Dataset excerpt:
******************************

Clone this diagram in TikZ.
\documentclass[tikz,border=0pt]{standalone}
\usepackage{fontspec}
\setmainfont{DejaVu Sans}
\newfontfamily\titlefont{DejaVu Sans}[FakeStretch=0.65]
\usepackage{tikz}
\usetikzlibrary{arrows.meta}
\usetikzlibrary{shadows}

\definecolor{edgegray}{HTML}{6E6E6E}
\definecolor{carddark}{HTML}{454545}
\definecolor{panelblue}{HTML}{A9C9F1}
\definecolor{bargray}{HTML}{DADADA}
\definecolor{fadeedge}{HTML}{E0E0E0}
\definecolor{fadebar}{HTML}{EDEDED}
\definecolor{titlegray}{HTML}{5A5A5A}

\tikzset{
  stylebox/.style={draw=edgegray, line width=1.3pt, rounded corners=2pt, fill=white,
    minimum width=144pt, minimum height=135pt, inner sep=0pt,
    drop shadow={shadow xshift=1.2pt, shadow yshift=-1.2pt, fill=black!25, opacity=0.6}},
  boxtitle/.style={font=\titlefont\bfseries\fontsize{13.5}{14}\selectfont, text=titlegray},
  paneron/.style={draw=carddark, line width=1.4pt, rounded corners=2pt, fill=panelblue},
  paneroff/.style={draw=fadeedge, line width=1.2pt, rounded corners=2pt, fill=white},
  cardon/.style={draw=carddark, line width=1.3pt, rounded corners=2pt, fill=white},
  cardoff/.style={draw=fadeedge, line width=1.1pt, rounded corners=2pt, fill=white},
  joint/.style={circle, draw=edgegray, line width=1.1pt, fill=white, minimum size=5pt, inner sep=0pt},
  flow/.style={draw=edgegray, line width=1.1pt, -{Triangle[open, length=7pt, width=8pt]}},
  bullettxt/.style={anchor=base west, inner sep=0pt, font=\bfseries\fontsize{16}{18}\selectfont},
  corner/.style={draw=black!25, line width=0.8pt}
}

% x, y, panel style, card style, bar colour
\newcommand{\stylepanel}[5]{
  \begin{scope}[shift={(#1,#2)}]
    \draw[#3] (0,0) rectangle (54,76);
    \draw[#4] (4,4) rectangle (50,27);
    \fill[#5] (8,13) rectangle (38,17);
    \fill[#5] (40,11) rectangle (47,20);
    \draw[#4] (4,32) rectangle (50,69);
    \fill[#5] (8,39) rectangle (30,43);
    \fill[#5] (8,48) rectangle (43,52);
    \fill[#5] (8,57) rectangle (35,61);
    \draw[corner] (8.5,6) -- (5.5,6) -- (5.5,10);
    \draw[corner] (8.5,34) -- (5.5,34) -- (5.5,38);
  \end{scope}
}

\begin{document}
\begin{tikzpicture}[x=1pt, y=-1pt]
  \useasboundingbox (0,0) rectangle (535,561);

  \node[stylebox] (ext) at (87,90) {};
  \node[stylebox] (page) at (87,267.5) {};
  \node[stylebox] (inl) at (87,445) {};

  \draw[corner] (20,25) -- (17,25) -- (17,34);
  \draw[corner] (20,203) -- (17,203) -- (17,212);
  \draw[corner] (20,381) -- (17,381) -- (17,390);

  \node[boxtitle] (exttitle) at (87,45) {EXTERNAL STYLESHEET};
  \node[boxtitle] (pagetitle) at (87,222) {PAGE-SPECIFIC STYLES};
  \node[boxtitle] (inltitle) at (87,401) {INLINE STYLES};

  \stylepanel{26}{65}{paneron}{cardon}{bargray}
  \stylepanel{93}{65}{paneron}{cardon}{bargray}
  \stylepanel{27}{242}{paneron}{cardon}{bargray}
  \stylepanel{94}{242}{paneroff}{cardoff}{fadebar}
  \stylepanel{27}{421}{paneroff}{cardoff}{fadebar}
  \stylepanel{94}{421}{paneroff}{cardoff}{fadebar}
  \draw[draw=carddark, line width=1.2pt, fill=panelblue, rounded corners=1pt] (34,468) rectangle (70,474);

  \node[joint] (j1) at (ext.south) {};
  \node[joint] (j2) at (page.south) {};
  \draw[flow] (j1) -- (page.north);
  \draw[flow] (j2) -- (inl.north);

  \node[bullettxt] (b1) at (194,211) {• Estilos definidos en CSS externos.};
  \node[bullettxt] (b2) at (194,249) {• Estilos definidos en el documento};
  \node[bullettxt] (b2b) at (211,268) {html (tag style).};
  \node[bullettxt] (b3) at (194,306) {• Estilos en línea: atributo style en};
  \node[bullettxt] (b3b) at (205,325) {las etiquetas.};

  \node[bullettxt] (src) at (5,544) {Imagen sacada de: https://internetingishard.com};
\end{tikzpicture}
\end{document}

******************************

Exercise description: Transcribe the entire listing above precisely.

Written reply:
Clone this diagram in TikZ.
\documentclass[tikz,border=0pt]{standalone}
\usepackage{fontspec}
\setmainfont{DejaVu Sans}
\newfontfamily\titlefont{DejaVu Sans}[FakeStretch=0.65]
\usepackage{tikz}
\usetikzlibrary{arrows.meta}
\usetikzlibrary{shadows}

\definecolor{edgegray}{HTML}{6E6E6E}
\definecolor{carddark}{HTML}{454545}
\definecolor{panelblue}{HTML}{A9C9F1}
\definecolor{bargray}{HTML}{DADADA}
\definecolor{fadeedge}{HTML}{E0E0E0}
\definecolor{fadebar}{HTML}{EDEDED}
\definecolor{titlegray}{HTML}{5A5A5A}

\tikzset{
  stylebox/.style={draw=edgegray, line width=1.3pt, rounded corners=2pt, fill=white,
    minimum width=144pt, minimum height=135pt, inner sep=0pt,
    drop shadow={shadow xshift=1.2pt, shadow yshift=-1.2pt, fill=black!25, opacity=0.6}},
  boxtitle/.style={font=\titlefont\bfseries\fontsize{13.5}{14}\selectfont, text=titlegray},
  paneron/.style={draw=carddark, line width=1.4pt, rounded corners=2pt, fill=panelblue},
  paneroff/.style={draw=fadeedge, line width=1.2pt, rounded corners=2pt, fill=white},
  cardon/.style={draw=carddark, line width=1.3pt, rounded corners=2pt, fill=white},
  cardoff/.style={draw=fadeedge, line width=1.1pt, rounded corners=2pt, fill=white},
  joint/.style={circle, draw=edgegray, line width=1.1pt, fill=white, minimum size=5pt, inner sep=0pt},
  flow/.style={draw=edgegray, line width=1.1pt, -{Triangle[open, length=7pt, width=8pt]}},
  bullettxt/.style={anchor=base west, inner sep=0pt, font=\bfseries\fontsize{16}{18}\selectfont},
  corner/.style={draw=black!25, line width=0.8pt}
}

% x, y, panel style, card style, bar colour
\newcommand{\stylepanel}[5]{
  \begin{scope}[shift={(#1,#2)}]
    \draw[#3] (0,0) rectangle (54,76);
    \draw[#4] (4,4) rectangle (50,27);
    \fill[#5] (8,13) rectangle (38,17);
    \fill[#5] (40,11) rectangle (47,20);
    \draw[#4] (4,32) rectangle (50,69);
    \fill[#5] (8,39) rectangle (30,43);
    \fill[#5] (8,48) rectangle (43,52);
    \fill[#5] (8,57) rectangle (35,61);
    \draw[corner] (8.5,6) -- (5.5,6) -- (5.5,10);
    \draw[corner] (8.5,34) -- (5.5,34) -- (5.5,38);
  \end{scope}
}

\begin{document}
\begin{tikzpicture}[x=1pt, y=-1pt]
  \useasboundingbox (0,0) rectangle (535,561);

  \node[stylebox] (ext) at (87,90) {};
  \node[stylebox] (page) at (87,267.5) {};
  \node[stylebox] (inl) at (87,445) {};

  \draw[corner] (20,25) -- (17,25) -- (17,34);
  \draw[corner] (20,203) -- (17,203) -- (17,212);
  \draw[corner] (20,381) -- (17,381) -- (17,390);

  \node[boxtitle] (exttitle) at (87,45) {EXTERNAL STYLESHEET};
  \node[boxtitle] (pagetitle) at (87,222) {PAGE-SPECIFIC STYLES};
  \node[boxtitle] (inltitle) at (87,401) {INLINE STYLES};

  \stylepanel{26}{65}{paneron}{cardon}{bargray}
  \stylepanel{93}{65}{paneron}{cardon}{bargray}
  \stylepanel{27}{242}{paneron}{cardon}{bargray}
  \stylepanel{94}{242}{paneroff}{cardoff}{fadebar}
  \stylepanel{27}{421}{paneroff}{cardoff}{fadebar}
  \stylepanel{94}{421}{paneroff}{cardoff}{fadebar}
  \draw[draw=carddark, line width=1.2pt, fill=panelblue, rounded corners=1pt] (34,468) rectangle (70,474);

  \node[joint] (j1) at (ext.south) {};
  \node[joint] (j2) at (page.south) {};
  \draw[flow] (j1) -- (page.north);
  \draw[flow] (j2) -- (inl.north);

  \node[bullettxt] (b1) at (194,211) {• Estilos definidos en CSS externos.};
  \node[bullettxt] (b2) at (194,249) {• Estilos definidos en el documento};
  \node[bullettxt] (b2b) at (211,268) {html (tag style).};
  \node[bullettxt] (b3) at (194,306) {• Estilos en línea: atributo style en};
  \node[bullettxt] (b3b) at (205,325) {las etiquetas.};

  \node[bullettxt] (src) at (5,544) {Imagen sacada de: https://internetingishard.com};
\end{tikzpicture}
\end{document}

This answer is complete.